5月に訪問したチューリッヒ大陸水学研究所のメンバーがが同じ共同研究の枠組みで2週間ほど日本に来てくれていていた。前半は国際ワークショップを主催、中盤は合同での琵琶湖調査、最後は東京の共同研究先を一緒に訪問し、そこで見送るという濃い2週間だった。共同研究相手のStefanと3名の学生に加え、なんと所長のJakobまで来てくれることになり、一昨年のチェコの研究者らが来てくれた時と同じくらいのビッグゲストとして、平日も休日もあちこち回って色々食べて、できるかぎりのもてなしで迎えた。
ワークショップは複数の機関からの助成を受けて、韓国や早稲田大学等からも多数の研究者を招いて1日がかりの規模で行った[⇒化研ウェブサイトの開催報告]。この規模の研究集会の主催も、国際ワークショップの主催も初めてで、会場の手配、参加者との情報のやりとり、懇親会の手配、タイムテーブルの作成、琵琶湖エクスカーションの企画まで、3か月ほど前から準備を進めてきていろいろと大変だった。また、複数の研究費で多数の研究者を国内外から招待するということで、事務方の皆さんにも色々と面倒をかけ、とてもお世話になった。その分色々と経験が積めたのは良かったし、ほぼ予定通りに進めることができてほっとした。ただ、一つだけ致命的なミスがあって、エクスカーションの朝に不運な行き違いが重なって、韓国から来てくれた人たちが予定の電車に乗れなくて参加できなくなる事態が起こってしまった。これは本当に申し訳なく、完全に自分の計画ミスで、平謝りするしかなかった。急遽後半の日程を変更し、予定していた琵琶湖博物館はキャンセルして、長浜をゆっくり観光してもらうプランに変更。結果的にこの変更は好評でよかったのだけど、やっぱり暑すぎて、懇親会の翌日で二日酔い気味の人も多かったこともあって、かなり体力的に過酷な一日になってしまった。色々と予定を詰めるのは良くなかったと反省し、同じ失敗は絶対にないようにしなければいけないと思った。

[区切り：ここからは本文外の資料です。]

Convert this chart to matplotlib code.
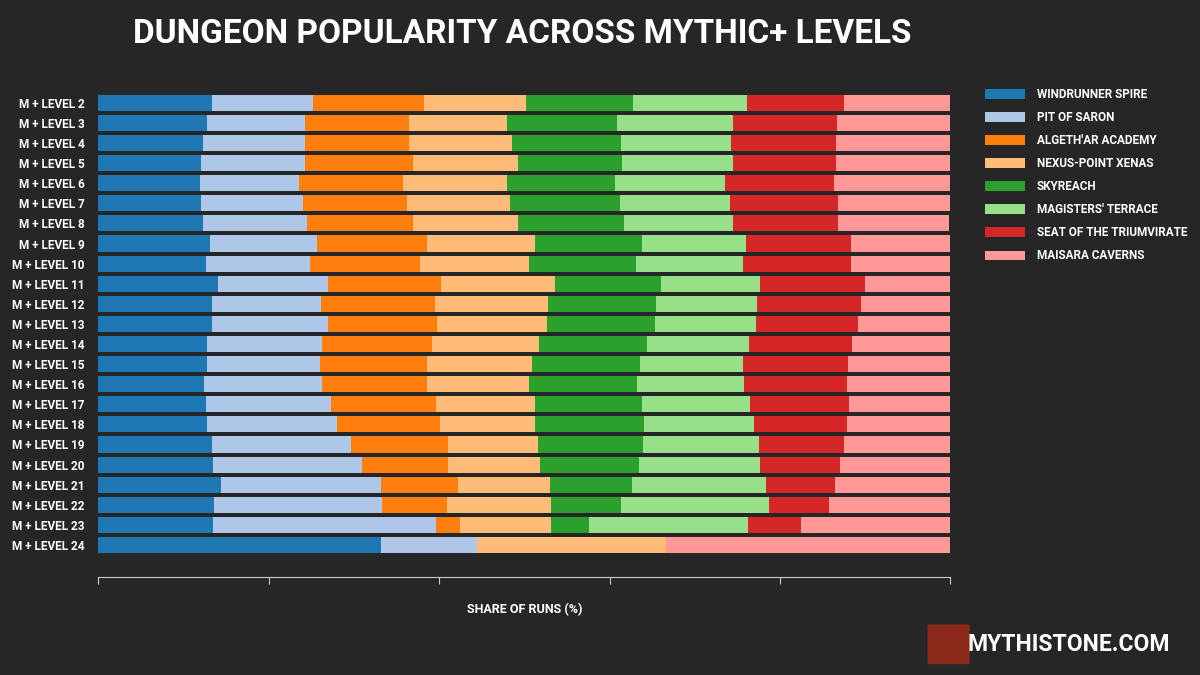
import matplotlib
matplotlib.use("Agg")
import matplotlib.pyplot as plt
import numpy as np
from matplotlib import font_manager as fm

names = {f.name for f in fm.fontManager.ttflist}
FONT = ['Liberation Sans Narrow', 'DejaVu Sans'] if 'Liberation Sans Narrow' in names else ['Roboto', 'DejaVu Sans']

levels = [f"M + LEVEL {i}" for i in range(2, 25)]
dungeons = ["WINDRUNNER SPIRE", "PIT OF SARON", "ALGETH'AR ACADEMY", "NEXUS-POINT XENAS",
            "SKYREACH", "MAGISTERS' TERRACE", "SEAT OF THE TRIUMVIRATE", "MAISARA CAVERNS"]
colors = ["#1f77b4", "#aec7e8", "#ff7f0e", "#ffbb78", "#2ca02c", "#98df8a", "#d62728", "#ff9896"]

windrunner = [13.3,12.7,12.3,12.0,11.9,12.0,12.3,13.1,12.6,14.0,13.3,13.3,12.8,12.7,12.4,12.6,12.7,13.3,13.4,14.4,13.6,13.5,33.2]
pit        = [11.9,11.6,11.9,12.2,11.7,12.0,12.2,12.6,12.2,12.9,12.8,13.7,13.5,13.3,13.8,14.7,15.3,16.3,17.5,18.8,19.7,26.1,11.2]
academy    = [13.0,12.2,12.2,12.7,12.2,12.2,12.4,12.9,12.9,13.3,13.4,12.7,12.8,12.6,12.4,12.3,12.1,11.4,10.1,9.0,7.6,2.8,0.0]
nexus      = [12.0,11.5,12.2,12.3,12.2,12.1,12.4,12.6,12.8,13.4,13.3,12.9,12.6,12.3,11.9,11.6,11.2,10.6,10.8,10.8,12.2,10.7,22.2]
skyreach   = [12.6,12.9,12.7,12.3,12.6,12.9,12.4,12.6,12.6,12.4,12.6,12.7,12.7,12.7,12.7,12.6,12.7,12.3,11.6,9.6,8.2,4.5,0.0]
magisters  = [13.3,13.6,13.0,13.0,12.9,12.9,12.8,12.2,12.6,11.7,11.9,11.9,12.0,12.1,12.6,12.7,12.9,13.6,14.3,15.8,17.4,18.7,0.0]
seat       = [11.4,12.2,12.3,12.1,12.8,12.7,12.3,12.3,12.6,12.3,12.2,12.0,12.1,12.3,12.1,11.6,11.0,10.0,9.3,8.1,7.0,6.2,0.0]
maisara    = [12.7,13.3,13.4,13.4,13.7,13.3,13.0,11.7,11.9,10.0,10.7,10.9,11.4,12.1,12.1,12.0,12.2,12.6,13.0,13.4,14.2,17.6,33.5]
series = [windrunner, pit, academy, nexus, skyreach, magisters, seat, maisara]

BG = "#262626"
fig = plt.figure(figsize=(12, 6.75), dpi=100, facecolor=BG)
ax = fig.add_axes([0.082, 0.145, 0.71, 0.725], facecolor=BG)
y = np.arange(len(levels))
left = np.zeros(len(levels))
for name, vals, c in zip(dungeons, series, colors):
    v = np.array(vals)
    ax.barh(y, v, left=left, height=0.8, color=c, label=name, linewidth=0)
    left += v
ax.set_ylim(len(levels) - 1 + 1.6, -0.75)
ax.set_xlim(0, 100)
ax.set_yticks(y)
ax.set_yticklabels(levels, fontfamily=FONT, fontweight='bold', fontsize=8.5, color='white')
ax.set_xticks(np.arange(0, 101, 20))
ax.set_xticklabels([])
ax.tick_params(axis='y', length=0, pad=10)
ax.tick_params(axis='x', colors='#cccccc', length=5)
for s in ['top', 'right', 'left']:
    ax.spines[s].set_visible(False)
ax.spines['bottom'].set_color('#cccccc')
ax.set_xlabel("SHARE OF RUNS (%)", fontfamily=FONT, fontweight='bold', fontsize=9, color='white', labelpad=10)

fig.text(0.435, 0.95, "DUNGEON POPULARITY ACROSS MYTHIC+ LEVELS", ha='center', va='center',
         fontfamily=FONT, fontweight='bold', fontsize=24, color='white')

leg = fig.legend(loc='upper left', bbox_to_anchor=(0.812, 0.885), frameon=False,
                 prop={'family': FONT, 'weight': 'bold', 'size': 8.5}, labelcolor='white',
                 handlelength=3.4, handleheight=0.9, labelspacing=0.85, handletextpad=1.0)

fig.patches.append(matplotlib.patches.FancyBboxPatch((0.775, 0.018), 0.031, 0.055, boxstyle="round,pad=0.002",
                   transform=fig.transFigure, facecolor="#8b2a1a", edgecolor="none"))
fig.text(0.975, 0.045, "MYTHISTONE.COM", ha='right', va='center', fontfamily=FONT,
         fontweight='bold', fontsize=16.5, color='white')
fig.savefig("out.png", dpi=100, facecolor=BG)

琵琶湖調査もプチトラブルがありながらも予備日を使って目的のサンプルはすべて取り終えることができ、新たに開発した採水器から直接水をフィルターに送り込んで新鮮なうちにサンプルを凍結させるシステムも問題なく稼働した。琵琶湖が最も強く成層している真夏の表層の微生物群集を対象に、メタゲノム・メタトランスクリプトーム・メタプロテオーム、シングルセルゲノム解析の4本立てで超高解像度な解析を展開する予定だ。
東京に一緒に移動した後は訪問先のラボツアーの後に懇親会に参加、そこで最後のお別れの挨拶をしているところに緊急地震速報が鳴り響き、それに話題をもっていかれたところで一人で帰路についたのだけど、新幹線が止まっていて大変な目に。それでも東京駅での座席争奪戦と、京都駅でのタクシー争奪戦に持てる情報を総動員して完勝し、なんとか午前2時過ぎには家に着くことができた。
最後は冷凍サンプルをスイスまで持って帰ってもらうというミッションがあったのだけど、ドライアイスと高級保冷剤と冷凍宅急便を駆使し、台風や地震やお盆の混雑で遅れないかひやひやしながらも、すべて計画通りにサンプルを運んでもらった。翌朝起きたところで、無事サンプルと一緒にスイスに到着したとの連絡が来ているのを見て一安心。全ての日程が無事に終わった。
もてなしの甲斐あって、皆さん楽しかったという連絡を受けて嬉しかったし、自分自身も普段一人ではいかないような場所を一緒に回ることができて楽しかった。こういう世界の研究者と仲良くできるところが、研究者の仕事の魅力だなと改めて思う。とはいえ、解析の結果が出てくるこれからが研究の本番だ。国際共同研究を楽しく続けられるような面白い成果が出せるように頑張りたい。